RERA Dubai Regulations Guide
How Dubai's Real Estate Regulatory Agency protects property buyers and investors.
RERA (Real Estate Regulatory Agency) is the regulatory arm of the Dubai Land Department, established in 2007 to protect property buyers and develop market transparency. Understanding RERA's role is essential for any Dubai property investor.
What RERA Does
RERA regulates and licenses developers (all off-plan developers must be RERA-registered), real estate brokers (every agent must have a RERA BRN number), property management companies, and off-plan project escrow accounts. RERA also maintains the Rental Index (governing permissible rent increases), the OQOOD interim registration system, and provides buyer dispute resolution through its complaints process.
The Escrow Law (Law No. 8 of 2007)
Dubai's most important buyer protection: all developer off-plan sales proceeds must be deposited into a RERA-monitored escrow account at a DLD-approved bank. Funds cannot be withdrawn by the developer without RERA approval, which is granted only when an independent engineer verifies that the corresponding construction milestone is complete. This means buyer money cannot be misappropriated even if a developer faces financial difficulties.
Verifying RERA Approval
Before paying any deposit: verify the developer's RERA licence via the DLD website or Dubai REST app. Verify the specific project's DLD permit number — without a permit, the developer cannot legally accept deposits. Verify the escrow account by requesting the account details and confirming with the bank. Check the OQOOD portal for construction progress updates on existing projects. Red flag: any developer unwilling or unable to provide their RERA licence number or project permit number.
RERA Rental Index
The RERA Rental Index sets market-standard rents for every area, unit type, and size combination in Dubai. Updated quarterly. Landlords cannot increase rent above the RERA-determined thresholds (0–20% depending on current rent vs index). Tenants can challenge above-index rents via the Rental Dispute Centre.
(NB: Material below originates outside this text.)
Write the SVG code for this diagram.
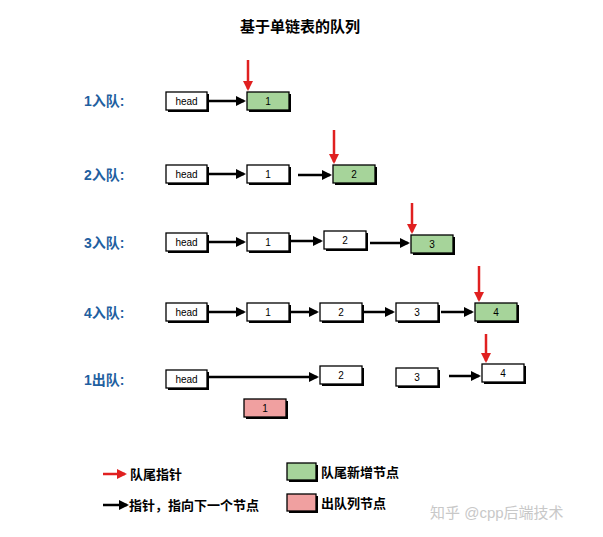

Check the RERA Smart Judge app or DLD portal to find the current index for any Dubai property before setting or agreeing to a rent.
Agent Regulation
Every legitimate real estate agent in Dubai must hold a RERA BRN (Broker Registration Number). An unlicensed agent cannot legally facilitate a property transaction. Verify any agent's BRN via the Dubai REST app before proceeding with a transaction. Licensed agents must comply with RERA's Code of Ethics and can face licence suspension or cancellation for violations.
Dispute Resolution
RERA provides a complaints process for developer disputes. For landlord-tenant disputes, the Rental Dispute Centre (RDC) — a division of DLD — handles cases efficiently (30–60 days typical resolution). For serious developer issues (project abandonment, fund misappropriation), RERA can investigate, freeze escrow accounts, and coordinate buyer remedies. Dubai Courts enforce all RERA and DLD determinations.
RERA Dubai Regulations Guide — Investment Guide FAQs
Check via the Dubai REST app (iOS/Android): search the developer name or licence number. The DLD website (dubailand.gov.ae) also provides developer and project verification. A legitimate developer will provide their RERA licence number and project permit number immediately — hesitation or inability to provide these is a significant red flag.
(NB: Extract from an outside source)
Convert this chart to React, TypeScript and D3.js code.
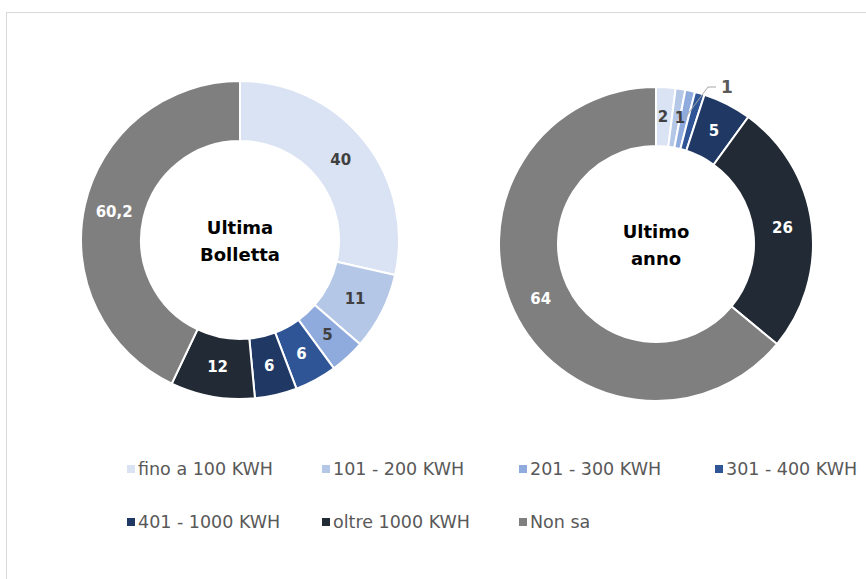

An escrow account is a bank account managed by a third party — in Dubai's case, monitored by RERA and held at a DLD-approved bank. All buyer payments go directly to this account. The developer cannot withdraw funds without RERA approval, which is granted only after an independent engineer confirms each construction milestone is complete. This is the mechanism that protects your money during construction.
RERA can intervene if construction stalls significantly. Options include: appointing a replacement developer, allowing buyers to exit with escrow refunds, restructuring the project, or enforcing completion. The escrow law means funds are available to support these remedies. Dubai has significantly reduced the number of stalled projects since the 2007 escrow regulations were introduced.
The RERA Rental Index publishes quarterly market-rate rent ranges for every area, unit type, and size. Landlords can only increase rent if the current rent is below the index average, and the maximum increase is 5–20% depending on how far below the index the current rent is. If at or above the index, no increase is permitted regardless of market conditions.
Yes. Tenants who receive an above-index rent increase can file a complaint with the Rental Dispute Centre (RDC). The RDC will assess the index rate for the specific property and disallow any increase that exceeds RERA limits. Filing fee: 3.5% of annual rent (min AED 500). This protection is legally enforceable.